First-in-human study of the CAPTIS embolic protection system during transcatheter aortic valve replacement

EuroIntervention 2023;19:e-e. DOI: 10.4244/EIJ-D-23-00465

Haim Danenberg
Haim D. Danenberg1,2, MD; Hana Vaknin-Assa2,3, MD; Rajendra Makkar4, MD; Renu Virmani5, MD; Lisa Manevich1,2, MD; Pablo Codner2,3, MD; Vivek Patel4, MD; Aloke V. Finn5, MD; Uri Landes1,2, MD; Ronen Rubinshtein1,2, MD; Alon Bar1,2, MD; Rani Barnea2,3, MD; Yoav Mezape6, MS, BSc; Eyal Teichman6, MS, BSc; Sigal Eli6; Giora Weisz6,7, MD; Ran Kornowski2,3, MD
1. Wolfson Medical Center, Holon, Israel; 2. The Faculty of Medicine, Tel Aviv University, Ramat Aviv, Tel Aviv, Israel; 3. Rabin Medical Center, Beilinson Hospital, Petah-Tikva, Israel; 4. Cedars-Sinai Medical Center, Los Angeles, CA, USA; 5. CVPath Institute, Gaithersburg, MD, USA; 6. Filterlex Medical Ltd, Caesarea, Israel; 7. NewYork-Presbyterian Hospital, Columbia University Medical Center, New York, NY, USA

Background: Stroke and other clinically significant embolic complications are well documented in the early period following transcatheter aortic valve replacement (TAVR).
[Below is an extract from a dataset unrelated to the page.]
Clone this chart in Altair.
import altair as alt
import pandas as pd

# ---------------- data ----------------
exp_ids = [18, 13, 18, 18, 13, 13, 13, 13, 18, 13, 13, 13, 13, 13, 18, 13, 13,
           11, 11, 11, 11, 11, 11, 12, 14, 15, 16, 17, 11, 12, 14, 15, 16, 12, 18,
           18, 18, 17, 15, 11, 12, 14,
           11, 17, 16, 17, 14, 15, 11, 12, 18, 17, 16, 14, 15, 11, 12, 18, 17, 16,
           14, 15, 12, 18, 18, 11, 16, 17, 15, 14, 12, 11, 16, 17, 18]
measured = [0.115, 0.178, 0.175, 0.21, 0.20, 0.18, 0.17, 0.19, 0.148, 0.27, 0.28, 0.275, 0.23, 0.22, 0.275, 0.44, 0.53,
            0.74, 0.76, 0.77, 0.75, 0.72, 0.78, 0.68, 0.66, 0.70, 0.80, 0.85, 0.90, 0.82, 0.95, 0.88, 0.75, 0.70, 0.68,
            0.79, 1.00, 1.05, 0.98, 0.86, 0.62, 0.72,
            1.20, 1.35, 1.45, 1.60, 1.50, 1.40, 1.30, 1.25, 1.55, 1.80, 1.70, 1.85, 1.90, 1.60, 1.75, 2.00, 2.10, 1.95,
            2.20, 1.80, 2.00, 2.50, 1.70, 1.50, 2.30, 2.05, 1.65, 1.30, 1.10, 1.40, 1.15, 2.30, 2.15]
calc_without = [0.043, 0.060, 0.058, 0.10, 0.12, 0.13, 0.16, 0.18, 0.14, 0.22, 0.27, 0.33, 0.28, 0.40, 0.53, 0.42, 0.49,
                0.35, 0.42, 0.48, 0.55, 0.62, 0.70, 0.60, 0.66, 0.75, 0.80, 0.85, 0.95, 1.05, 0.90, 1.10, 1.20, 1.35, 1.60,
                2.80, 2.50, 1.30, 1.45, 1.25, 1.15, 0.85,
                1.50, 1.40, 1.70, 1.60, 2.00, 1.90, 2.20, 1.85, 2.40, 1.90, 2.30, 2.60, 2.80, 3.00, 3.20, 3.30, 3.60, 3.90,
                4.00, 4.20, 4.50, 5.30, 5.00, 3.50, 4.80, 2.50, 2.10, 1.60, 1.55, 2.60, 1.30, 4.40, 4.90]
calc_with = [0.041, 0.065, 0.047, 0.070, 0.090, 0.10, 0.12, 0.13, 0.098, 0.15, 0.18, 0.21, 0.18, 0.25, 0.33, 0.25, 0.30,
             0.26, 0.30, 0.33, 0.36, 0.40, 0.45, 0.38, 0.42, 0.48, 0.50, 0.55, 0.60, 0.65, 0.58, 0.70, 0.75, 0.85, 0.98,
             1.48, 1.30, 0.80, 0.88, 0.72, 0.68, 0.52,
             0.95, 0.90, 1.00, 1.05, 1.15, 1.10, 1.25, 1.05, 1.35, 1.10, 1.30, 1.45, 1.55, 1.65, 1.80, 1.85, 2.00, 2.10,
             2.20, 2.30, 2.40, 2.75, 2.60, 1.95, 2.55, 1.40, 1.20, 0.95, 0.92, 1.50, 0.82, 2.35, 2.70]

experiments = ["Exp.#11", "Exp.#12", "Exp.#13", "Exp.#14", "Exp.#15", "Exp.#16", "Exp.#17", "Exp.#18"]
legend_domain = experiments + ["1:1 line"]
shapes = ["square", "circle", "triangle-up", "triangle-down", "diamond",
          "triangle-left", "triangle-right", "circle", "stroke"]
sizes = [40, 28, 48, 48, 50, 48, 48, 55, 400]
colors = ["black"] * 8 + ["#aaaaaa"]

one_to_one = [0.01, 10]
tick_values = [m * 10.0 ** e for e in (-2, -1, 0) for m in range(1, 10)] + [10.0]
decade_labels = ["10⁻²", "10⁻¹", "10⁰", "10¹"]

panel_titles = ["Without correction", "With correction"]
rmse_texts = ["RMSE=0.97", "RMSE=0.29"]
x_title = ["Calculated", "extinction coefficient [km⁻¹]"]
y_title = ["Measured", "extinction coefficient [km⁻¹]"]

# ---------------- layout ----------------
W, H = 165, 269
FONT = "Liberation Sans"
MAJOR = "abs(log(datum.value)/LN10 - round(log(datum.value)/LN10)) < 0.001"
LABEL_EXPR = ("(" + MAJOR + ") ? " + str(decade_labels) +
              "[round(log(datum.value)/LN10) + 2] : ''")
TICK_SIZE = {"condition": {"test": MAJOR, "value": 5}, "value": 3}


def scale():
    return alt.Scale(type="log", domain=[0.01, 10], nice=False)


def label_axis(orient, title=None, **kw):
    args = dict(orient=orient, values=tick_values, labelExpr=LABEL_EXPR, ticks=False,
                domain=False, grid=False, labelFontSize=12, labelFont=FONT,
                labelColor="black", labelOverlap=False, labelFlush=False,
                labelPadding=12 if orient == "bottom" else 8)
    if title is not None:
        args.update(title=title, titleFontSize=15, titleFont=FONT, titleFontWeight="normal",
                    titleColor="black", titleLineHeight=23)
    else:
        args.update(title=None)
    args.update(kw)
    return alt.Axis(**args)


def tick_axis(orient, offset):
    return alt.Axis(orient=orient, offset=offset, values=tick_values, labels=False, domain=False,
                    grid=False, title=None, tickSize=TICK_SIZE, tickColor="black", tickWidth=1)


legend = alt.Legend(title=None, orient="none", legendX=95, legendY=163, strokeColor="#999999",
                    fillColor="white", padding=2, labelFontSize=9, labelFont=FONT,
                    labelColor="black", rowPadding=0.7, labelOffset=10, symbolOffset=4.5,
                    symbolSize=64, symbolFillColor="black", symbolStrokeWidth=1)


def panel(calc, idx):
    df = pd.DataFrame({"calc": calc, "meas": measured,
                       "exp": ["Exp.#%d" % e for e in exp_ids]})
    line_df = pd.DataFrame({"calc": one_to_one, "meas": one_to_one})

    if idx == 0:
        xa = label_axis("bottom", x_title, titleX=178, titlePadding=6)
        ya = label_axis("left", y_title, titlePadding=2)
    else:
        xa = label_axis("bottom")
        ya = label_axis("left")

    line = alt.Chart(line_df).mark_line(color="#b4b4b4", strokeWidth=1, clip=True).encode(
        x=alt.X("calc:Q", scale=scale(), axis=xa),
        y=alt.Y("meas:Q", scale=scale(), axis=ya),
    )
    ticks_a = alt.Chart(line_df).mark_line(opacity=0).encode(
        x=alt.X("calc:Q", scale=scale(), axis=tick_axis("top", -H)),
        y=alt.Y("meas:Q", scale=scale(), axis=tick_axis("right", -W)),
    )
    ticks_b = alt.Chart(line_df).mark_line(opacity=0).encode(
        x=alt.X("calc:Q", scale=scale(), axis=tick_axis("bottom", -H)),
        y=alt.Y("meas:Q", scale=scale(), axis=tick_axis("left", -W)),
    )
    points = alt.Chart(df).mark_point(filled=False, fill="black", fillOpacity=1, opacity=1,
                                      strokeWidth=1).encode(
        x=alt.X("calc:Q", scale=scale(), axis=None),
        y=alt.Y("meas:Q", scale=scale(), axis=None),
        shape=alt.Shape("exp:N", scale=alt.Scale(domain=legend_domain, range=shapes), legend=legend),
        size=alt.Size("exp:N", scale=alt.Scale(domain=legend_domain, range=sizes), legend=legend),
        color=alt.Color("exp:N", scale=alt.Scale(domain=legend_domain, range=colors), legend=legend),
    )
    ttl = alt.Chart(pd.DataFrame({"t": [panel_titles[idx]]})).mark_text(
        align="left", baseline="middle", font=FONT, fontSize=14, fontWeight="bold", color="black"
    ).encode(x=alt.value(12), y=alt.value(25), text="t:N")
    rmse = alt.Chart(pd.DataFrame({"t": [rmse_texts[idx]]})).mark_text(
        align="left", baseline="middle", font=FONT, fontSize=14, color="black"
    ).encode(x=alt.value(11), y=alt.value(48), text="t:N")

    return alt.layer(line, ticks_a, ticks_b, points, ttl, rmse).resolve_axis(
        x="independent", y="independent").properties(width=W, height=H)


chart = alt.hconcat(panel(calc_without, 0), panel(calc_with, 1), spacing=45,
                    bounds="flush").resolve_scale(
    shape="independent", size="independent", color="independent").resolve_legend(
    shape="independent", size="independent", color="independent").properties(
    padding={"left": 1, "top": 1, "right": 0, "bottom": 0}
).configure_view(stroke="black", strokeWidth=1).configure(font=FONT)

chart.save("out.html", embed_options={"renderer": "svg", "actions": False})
The CAPTIS device is an embolic protection system, designed to provide neurovascular and systemic protection by deflecting debris away from the brain’s circulation, capturing the debris and thus avoiding systemic embolisation.
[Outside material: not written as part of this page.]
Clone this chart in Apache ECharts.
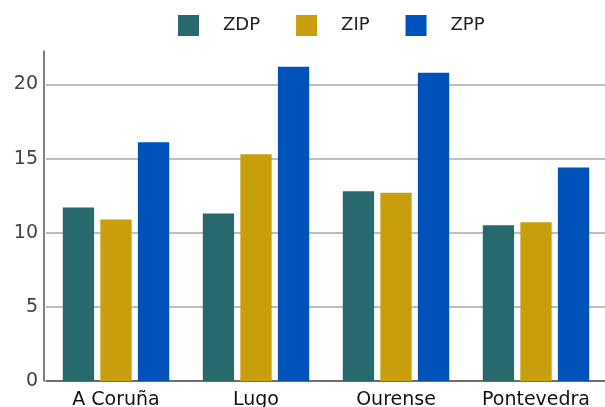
<!DOCTYPE html>
<html>
<head>
<meta charset="utf-8">
<script src="https://cdn.jsdelivr.net/npm/echarts@6/dist/echarts.min.js"></script>
<style>
  html, body { margin: 0; padding: 0; background: #fff; }
  #chart { width: 605px; height: 407px; }
</style>
</head>
<body>
<div id="chart"></div>
<script>
const provinces = ['A Coruña', 'Lugo', 'Ourense', 'Pontevedra'];
const seriesNames = ['ZDP', 'ZIP', 'ZPP'];
const zdp = [11.7, 11.3, 12.8, 10.5];
const zip = [10.9, 15.3, 12.7, 10.7];
const zpp = [16.1, 21.2, 20.8, 14.4];
const colors = ['#27696D', '#C89E0C', '#0052BB'];

const chart = echarts.init(document.getElementById('chart'), null, {renderer: 'canvas'});
const font = 'DejaVu Sans';

chart.setOption({
  animation: false,
  color: colors,
  textStyle: {fontFamily: font},
  legend: {
    data: seriesNames,
    left: 173,
    top: 10,
    itemWidth: 21,
    itemHeight: 21,
    itemGap: 36,
    icon: 'rect',
    textStyle: {fontSize: 18, color: '#222', fontFamily: font, padding: [0, 0, 0, 19]},
  },
  // plot area starts 2px right of the y axis line; labels may run off the bottom
  grid: {left: 46, right: -1, top: 51, bottom: 26, containLabel: false, outerBoundsMode: 'none'},
  xAxis: {
    type: 'category',
    data: provinces,
    axisTick: {show: false},
    axisLine: {lineStyle: {color: '#555', width: 1.5}},
    axisLabel: {fontSize: 19, color: '#111', margin: 10, interval: 0, hideOverlap: false, fontFamily: font},
  },
  yAxis: {
    type: 'value',
    min: 0,
    max: 22.26,
    interval: 5,
    offset: 2,
    axisLine: {show: true, lineStyle: {color: '#555', width: 1.5}},
    axisTick: {show: false},
    axisLabel: {fontSize: 19, color: '#444', margin: 6, showMaxLabel: false, fontFamily: font},
    splitLine: {show: true, showMaxLine: false, lineStyle: {color: '#bdbdbd', width: 2}},
  },
  series: [
    {name: 'ZDP', type: 'bar', data: zdp, barGap: '20%', barCategoryGap: '24%'},
    {name: 'ZIP', type: 'bar', data: zip, barGap: '20%', barCategoryGap: '24%'},
    {name: 'ZPP', type: 'bar', data: zpp, barGap: '20%', barCategoryGap: '24%'},
  ],
});
</script>
</body>
</html>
Aims: We aimed to study the safety and feasibility study of the CAPTIS complete cerebral and full-body embolic protection system during TAVR.

Methods: A first-in-human study investigated the safety, feasibility and debris capturing ability of CAPTIS during TAVR. Patients were followed for 30 days. The primary endpoints were device safety and cerebrovascular events at 72 hours.

Results: Twenty patients underwent TAVR using balloon-expandable or self-expanding valve systems. CAPTIS was successfully delivered, positioned, deployed, and retrieved in all cases, and TAVR was successfully completed without device-related complications. No cerebrovascular events were observed. High numbers of debris particles were captured in all patients.

Conclusions: The use of the CAPTIS full-body embolic protection system during TAVR was safe, and it captured a substantial number of debris particles. No patient suffered from a cerebrovascular event. A randomised clinical trial is warranted to prove its efficacy.